By nominating for parliament, Goldstein became the first woman to run for a national parliament in the British empire. The media viewed her decision as radical, claiming women's suffrage was granted to women as a small reluctant concession, and now was being used to claim 'the whole animal'. They reminded readers that women said they would not try to run for parliament with one editorial adding: "it has long been an established judgement that women is in our hours of ease uncertain, coy, and hard to please, and variable as the shade by the light quivering aspen made. Therefore, we need not be at all surprised that she has changed her mind, and determined to exercise the full political power conferred upon her by men in their hours of political ease and light-heartedness."
Prominent suffragists supported her run, such as Henrietta Dugdale, and Rose Scott. Catherine Spence were less positive about her chances of success stating: "I am not at all sure that Vida Goldstein is wise in standing for the Senate. Women do not vote as women for women."

Goldstein's candidature divided the WPA on other grounds. The secretary, Lilian Locke, resigned from the association and with her the Labor women. She was concerned that Goldstein would take votes from the Labor party.

== Election Campaigns ==
The WPA supported campaigns for Goldstein to run as an independent candidate for the Federal Senate for the Victorian electorate in 1903, 1910, and 1917, and for the House of Representatives for the seat of Kooyong in 1913, and 1914.

| Election | House | Electorate | Candidate | Outcome | Total votes | Percentage |
|---|---|---|---|---|---|---|
| 1903 | Senate | Victoria | Vida Goldstein | Unsuccessful | 51,497 | 16.8% |
| 1910 | Senate | Victoria | Vida Goldstein | Unsuccessful | 53,583 | 12.0% |
| 1913 | House of Representatives | Kooyong, Victoria | Vida Goldstein | Unsuccessful | 11,540 | 38.1% |
| 1914 | House of Representatives | Kooyong, Victoria | Vida Goldstein | Unsuccessful | 10,264 | 32.9% |
| 1917 | Senate | Victoria | Vida Goldstein | Unsuccessful | 7,768 | 01.2% |

== Women's suffrage in Victoria ==
In 1904 Women's suffrage in Victoria still had not gained the vote for the state. Thomas Bent, a known opponent of women's suffrage became the premier of Victoria, and began a campaign of blocking the suffrage movement. Bent and his Liberal and Conservative supporters feared that women would vote for the Victorian Labor Party. He blamed the newly enfranchised Australian women for the Australian Labor Party’s victory in the 1903 Federal Election. In November of 1904, Bent refused to receive a deputation from the United Council for State Suffrage stating he had no time for them.
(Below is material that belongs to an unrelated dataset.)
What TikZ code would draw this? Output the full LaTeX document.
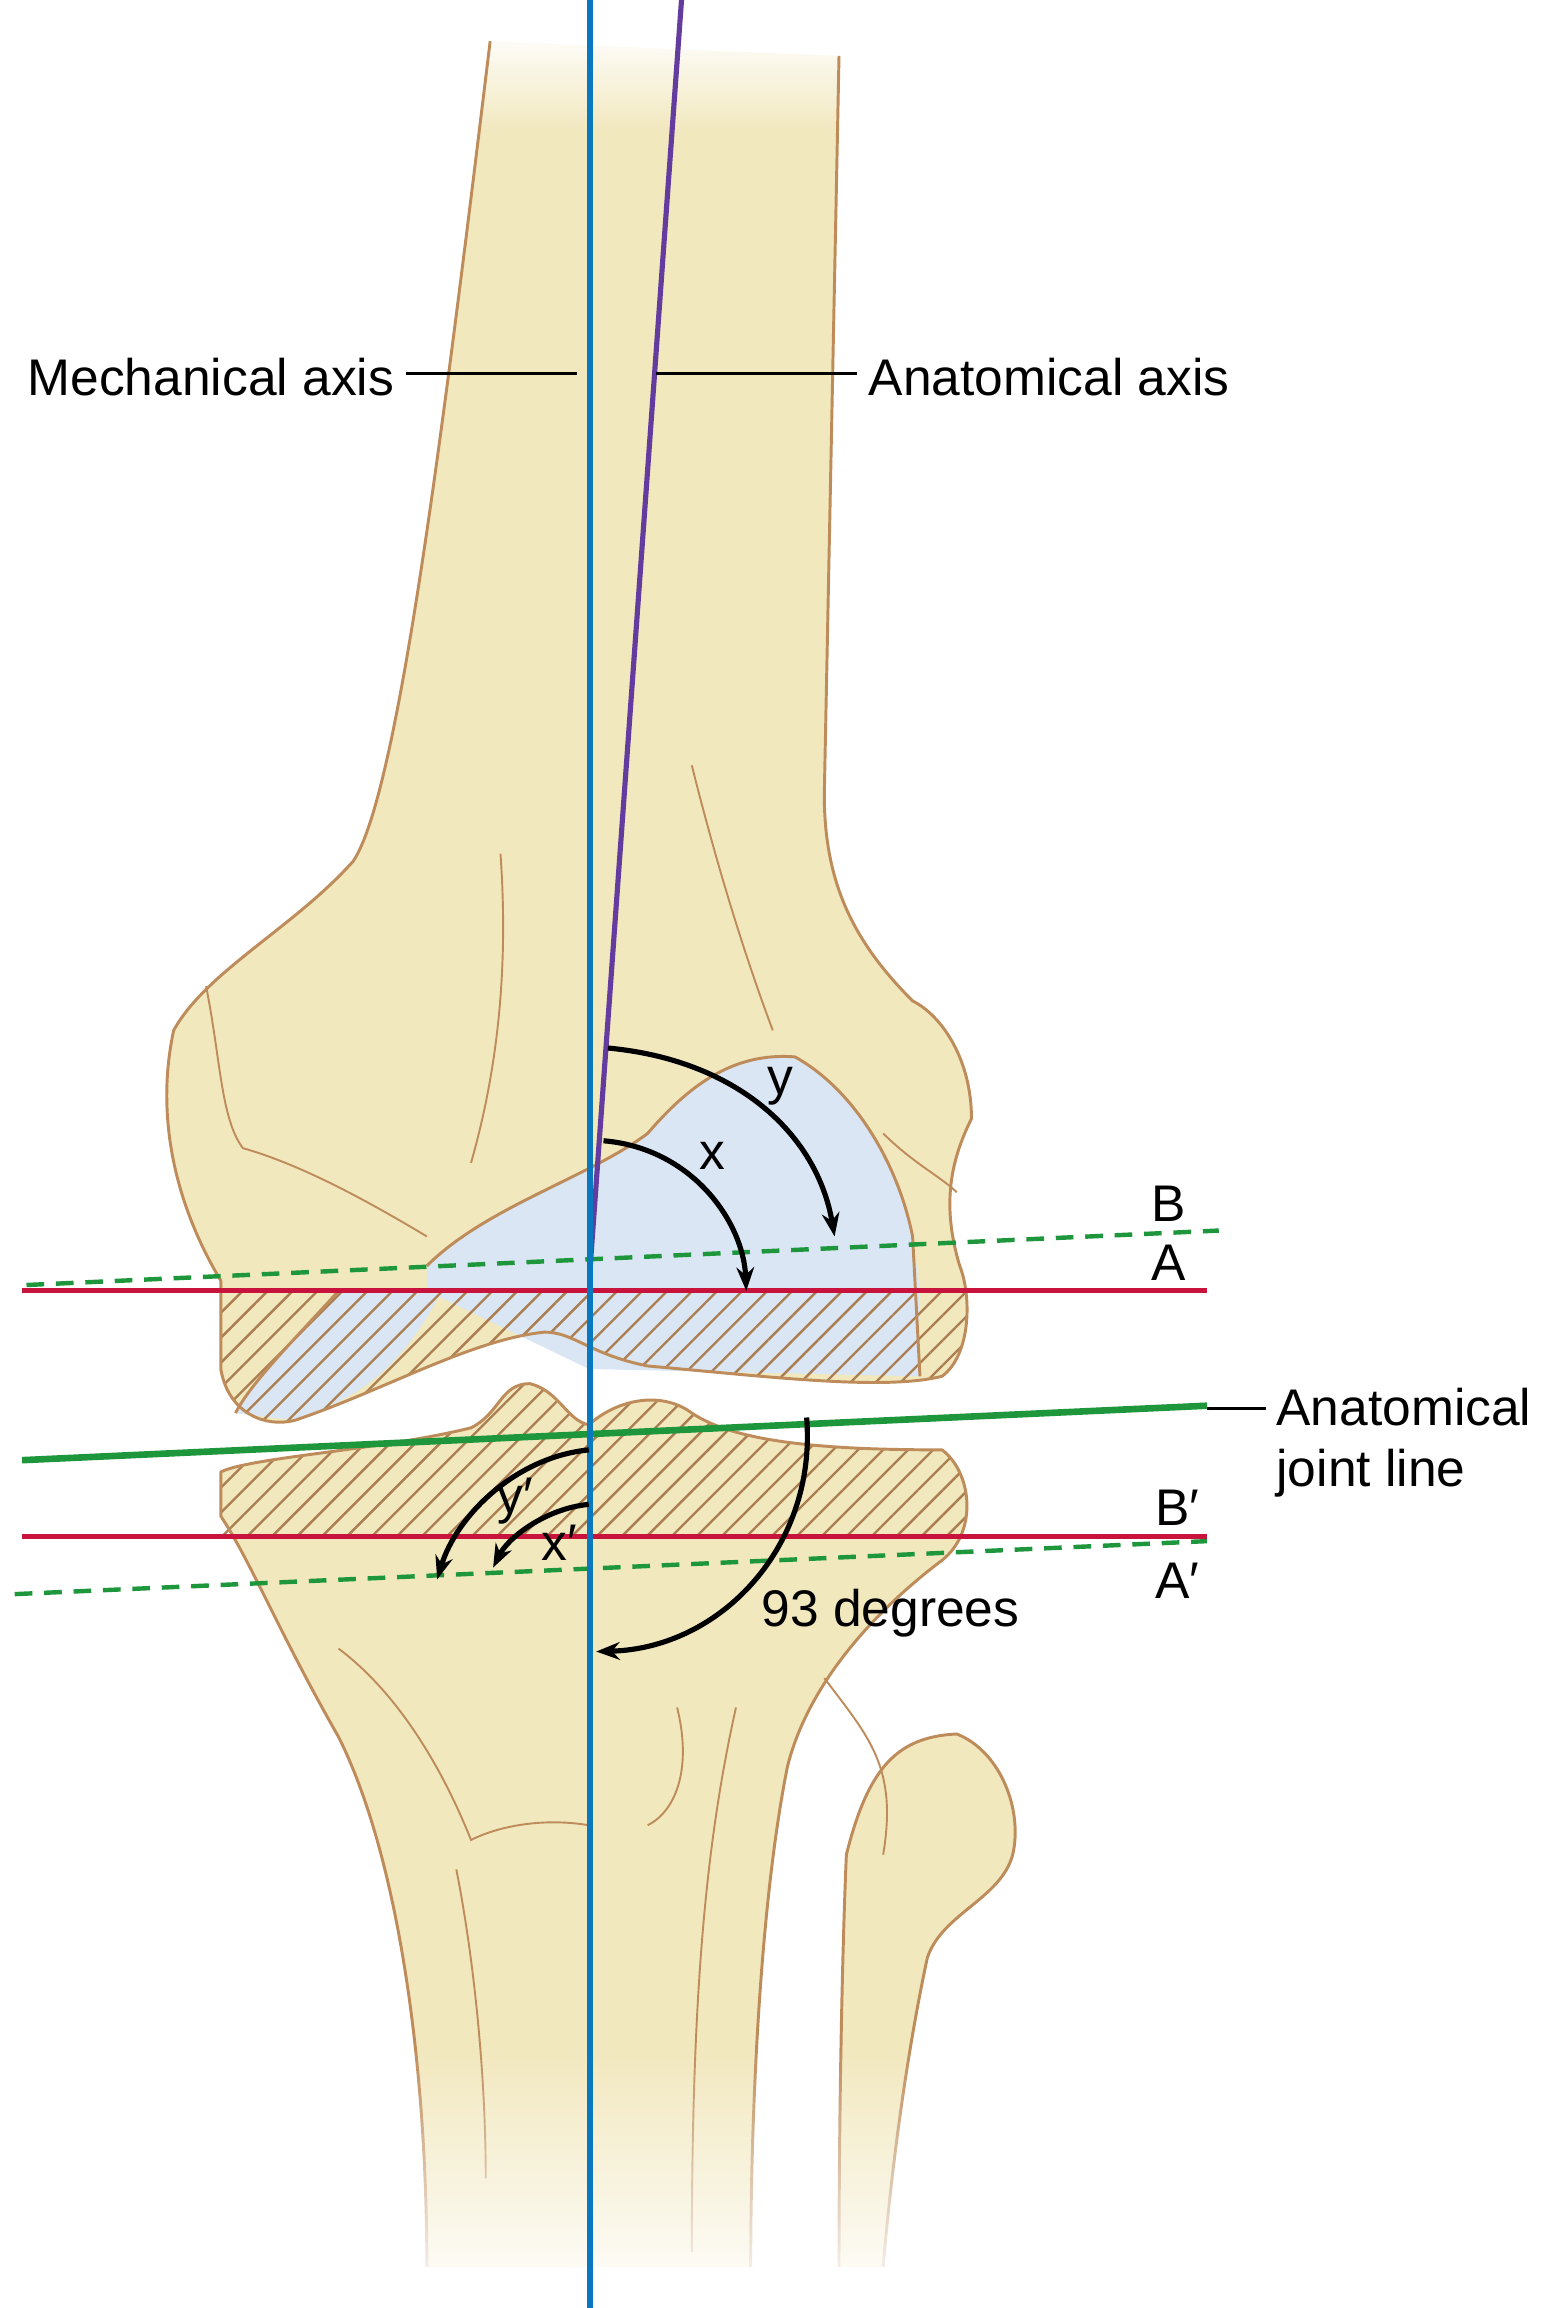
\documentclass[tikz,border=0pt]{standalone}
\usepackage{fontspec}
\setmainfont{Liberation Sans}
\usetikzlibrary{patterns.meta,arrows.meta,fadings}
\definecolor{bone}{RGB}{242,232,190}
\definecolor{boneline}{RGB}{190,140,90}
\definecolor{notch}{RGB}{218,230,244}
\definecolor{axred}{RGB}{200,20,60}
\definecolor{axgreen}{RGB}{30,150,60}
\definecolor{axpurple}{RGB}{100,60,160}
\definecolor{axblue}{RGB}{10,120,190}
\tikzset{
 outl/.style={draw=boneline,line width=2pt,line join=round},
 tex/.style={draw=boneline,line width=1.3pt},
 hatch/.style={pattern={Lines[angle=45,distance=12pt,line width=1.6pt]},pattern color=boneline!90!black},
 arc/.style={draw=black,line width=3.5pt,-{Stealth[length=16pt,width=12pt]}},
 lab/.style={font=\fontsize{35}{41}\selectfont,inner sep=0pt},
 lead/.style={draw=black,line width=2pt},
}
\begin{document}
\begin{tikzpicture}[x=1pt,y=-1pt]
\useasboundingbox (0,0) rectangle (1054,1568);
\fill[white] (0,0) rectangle (1054,1568);
% femur
\path[fill=bone] (333,28) .. controls (300,300) and (270,540) .. (240,585) .. controls (200,630) and (140,660) .. (118,700) .. controls (105,760) and (120,820) .. (150,870) -- (150,930) .. controls (155,960) and (180,970) .. (200,965) .. controls (260,945) and (320,910) .. (370,905) .. controls (390,905) and (400,920) .. (440,928) .. controls (520,935) and (600,945) .. (640,935) .. controls (660,920) and (660,880) .. (652,860) .. controls (640,820) and (645,790) .. (660,760) .. controls (660,720) and (640,690) .. (620,680) .. controls (580,640) and (560,600) .. (560,540) -- (570,38) -- cycle;
\fill[white,path fading=south] (300,20) rectangle (600,90);
\fill[notch] (290,860) .. controls (330,820) and (400,800) .. (440,770) .. controls (470,735) and (500,715) .. (540,718) .. controls (580,740) and (610,790) .. (620,840) -- (625,877) -- (625,935) -- (400,930) -- (290,877) -- cycle;
\fill[notch] (160,960) -- (200,965) .. controls (240,950) and (270,935) .. (300,877) -- (230,877) .. controls (200,910) and (170,940) .. (160,960) -- cycle;
\begin{scope}
\clip (0,877) rectangle (1054,1000);
\path[hatch] (150,870) -- (150,930) .. controls (155,960) and (180,970) .. (200,965) .. controls (260,945) and (320,910) .. (370,905) .. controls (390,905) and (400,920) .. (440,928) .. controls (520,935) and (600,945) .. (640,935) .. controls (660,920) and (660,880) .. (652,860) -- cycle;
\end{scope}
\draw[outl] (333,28) .. controls (300,300) and (270,540) .. (240,585) .. controls (200,630) and (140,660) .. (118,700) .. controls (105,760) and (120,820) .. (150,870) -- (150,930) .. controls (155,960) and (180,970) .. (200,965) .. controls (260,945) and (320,910) .. (370,905) .. controls (390,905) and (400,920) .. (440,928) .. controls (520,935) and (600,945) .. (640,935) .. controls (660,920) and (660,880) .. (652,860) .. controls (640,820) and (645,790) .. (660,760) .. controls (660,720) and (640,690) .. (620,680) .. controls (580,640) and (560,600) .. (560,540) -- (570,38);
\draw[outl] (290,860) .. controls (330,820) and (400,800) .. (440,770) .. controls (470,735) and (500,715) .. (540,718) .. controls (580,740) and (610,790) .. (620,840) -- (625,935);
\draw[outl] (230,877) .. controls (200,910) and (170,940) .. (160,960);
\draw[tex] (140,670) .. controls (150,720) and (150,760) .. (165,780) .. controls (200,790) and (240,810) .. (290,840);
\draw[tex] (340,580) .. controls (345,650) and (340,720) .. (320,790);
\draw[tex] (470,520) .. controls (490,600) and (510,660) .. (525,700);
\draw[tex] (600,770) .. controls (620,790) and (640,800) .. (650,810);
% tibia
\path[fill=bone] (150,1000) .. controls (170,990) and (260,985) .. (320,970) .. controls (340,960) and (340,940) .. (360,940) .. controls (380,945) and (385,965) .. (400,968) .. controls (420,950) and (450,945) .. (470,960) .. controls (500,980) and (560,985) .. (640,985) .. controls (660,1000) and (665,1040) .. (640,1060) .. controls (600,1090) and (550,1140) .. (535,1200) .. controls (515,1300) and (510,1450) .. (510,1540) -- (290,1540) .. controls (290,1400) and (270,1260) .. (230,1180) .. controls (190,1110) and (170,1060) .. (150,1030) -- cycle;
\begin{scope}
\clip (0,0) rectangle (1054,1044);
\path[hatch] (150,1000) .. controls (170,990) and (260,985) .. (320,970) .. controls (340,960) and (340,940) .. (360,940) .. controls (380,945) and (385,965) .. (400,968) .. controls (420,950) and (450,945) .. (470,960) .. controls (500,980) and (560,985) .. (640,985) .. controls (660,1000) and (665,1040) .. (640,1060) -- (150,1060) -- cycle;
\end{scope}
\draw[outl] (290,1540) .. controls (290,1400) and (270,1260) .. (230,1180) .. controls (190,1110) and (170,1060) .. (150,1030) -- (150,1000) .. controls (170,990) and (260,985) .. (320,970) .. controls (340,960) and (340,940) .. (360,940) .. controls (380,945) and (385,965) .. (400,968) .. controls (420,950) and (450,945) .. (470,960) .. controls (500,980) and (560,985) .. (640,985) .. controls (660,1000) and (665,1040) .. (640,1060) .. controls (600,1090) and (550,1140) .. (535,1200) .. controls (515,1300) and (510,1450) .. (510,1540);
% fibula
\path[fill=bone] (575,1260) .. controls (590,1200) and (610,1180) .. (650,1178) .. controls (680,1190) and (695,1230) .. (688,1260) .. controls (680,1290) and (640,1300) .. (630,1330) .. controls (615,1400) and (605,1480) .. (600,1540) -- (570,1540) .. controls (570,1440) and (572,1330) .. (575,1260) -- cycle;
\draw[outl] (570,1540) .. controls (570,1440) and (572,1330) .. (575,1260) .. controls (590,1200) and (610,1180) .. (650,1178) .. controls (680,1190) and (695,1230) .. (688,1260) .. controls (680,1290) and (640,1300) .. (630,1330) .. controls (615,1400) and (605,1480) .. (600,1540);
\draw[tex] (230,1120) .. controls (270,1150) and (300,1200) .. (320,1250) .. controls (340,1240) and (370,1235) .. (400,1240);
\draw[tex] (440,1240) .. controls (460,1230) and (470,1200) .. (460,1160);
\draw[tex] (500,1160) .. controls (480,1250) and (470,1350) .. (470,1530);
\draw[tex] (560,1140) .. controls (590,1180) and (610,1200) .. (600,1260);
\draw[tex] (330,1480) .. controls (330,1400) and (320,1320) .. (310,1270);
% fade at bottom
\fill[white,path fading=north] (0,1390) rectangle (1054,1568);
% axes and lines
\draw[axgreen,line width=3pt,dash pattern=on 12pt off 8pt] (18,873) -- (828,836);
\draw[axgreen,line width=3pt,dash pattern=on 12pt off 8pt] (10,1083) -- (820,1047);
\draw[axred,line width=3.5pt] (15,877) -- (820,877);
\draw[axred,line width=3.5pt] (15,1044) -- (820,1044);
\draw[axgreen,line width=4.5pt] (15,992) -- (820,955);
\draw[axpurple,line width=3.5pt] (463,0) -- (401,860);
\draw[axblue,line width=4pt] (401,0) -- (401,1568);
% arcs
\draw[arc] (413,712) .. controls (500,720) and (555,770) .. (567,840);
\draw[arc] (410,775) .. controls (470,780) and (505,830) .. (507,877);
\draw[arc] (548,963) .. controls (555,1050) and (490,1120) .. (405,1122);
\draw[arc] (400,985) .. controls (350,990) and (310,1030) .. (297,1073);
\draw[arc] (400,1022) .. controls (370,1025) and (345,1045) .. (335,1065);
% labels
\node[lab,anchor=east] (mech) at (268,256) {Mechanical axis};
\node[lab,anchor=west] (anat) at (590,256) {Anatomical axis};
\draw[lead] (276,254) -- (392,254);
\draw[lead] (446,254) -- (582,254);
\node[lab] (B) at (794,818) {B};
\node[lab] (A) at (794,858) {A};
\node[lab,anchor=west,align=left] (ajl) at (867,980) {Anatomical\\joint line};
\draw[lead] (820,957) -- (860,957);
\node[lab] (Bp) at (800,1024) {B′};
\node[lab] (Ap) at (800,1074) {A′};
\node[lab] (deg) at (605,1096) {93 degrees};
\node[lab] (y) at (530,738) {y};
\node[lab] (x) at (484,785) {x};
\node[lab] (yp) at (350,1020) {y′};
\node[lab] (xp) at (380,1048) {x′};
\end{tikzpicture}
\end{document}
Goldstein became frustrated with the organisations, and while the WPA was formed primarily to educate women about politics and processes she decided to change its focus to campaign for suffrage. In January 1905, in her suffrage journal, the Woman's Sphere, she declared:"The Council accomplished nothing last year; there is no evidence that there is likely to be any vitality this year, and I for one am not willing to let this policy of drift continue. The U.C.S.S. having been given every opportunity to lead the suffrage army, has failed. I think, therefore, that the Women's Political Association is now justified in entering the field and assuming control of the suffrage forces throughout Victoria."
The Women's Political Association became an important suffrage organisation within the state's movement from this time, however, rather than becoming the spearhead, it worked in collaboration with the other organisations, including the UCSS which from this time was primarily represented by the president Annie Lowe. Bent actively focused on blocking the lobbying of the movement. He and his government would continue to block suffrage legislation, until 1908.

== The Woman Voter ==
In 1909 the WPA launched the Woman Voter, which was their monthly publication. It cost one penny, and the first issue was August 1909. As well as updating readers on the WPA, it covered the activities of Australian and International women's issues, and reviewed feminist books and plays. It had 800 subscribers by 1911.

== Disbanding ==
Goldstein and Cecilia John represented the WPA, and the Women's Peace Army at the Women's Peace Conference organized by the Women's International League for Peace and Freedom, held in Zurich on 15 May 1919. After the conference, Goldstein decided not to return to Australia immediately. The WPA and her publication the Woman Voter were disbanded. She later wrote "In 1919 I felt I could no longer work in the political field because the people did not seem willing to tread this path" and in her notes a further line that people "preferred party politics and questions of principle were sacrificed" was crossed out.

== Associated people ==
- Doris Blackburn (1889–1970), a political activist and legislator. Blackburn worked with the WPA as Goldstein's campaign manager in 1913.
- Adela Pankhurst (1885–1961) British suffragette, and political activist. After arriving in Australia in 1914, Pankhurst worked for the WPA as an organiser, and speaker.
- Angela Elizabeth Booth (1869–1954) Eugenicist. Booth joined the WPA and gave speeches on the importance of women's involvement in politics.
- Bella Guerin (1858–1923) Feminist, political activist, and teacher. Guerin was vice-president of the WPA from 1912 to 1914.
- Sarah Jane Baines (1866–1951) British Suffragette who escaped England with her family due to her activist activities. After arriving in Australia she began working with the WPA, assisting with Goldstein's election campaign, in January 1914
- May Brodney (1894–1973) A labor activist. Brodney joined the WPA, and in 1914 with other members, founded the Women's Industrial and Social Union.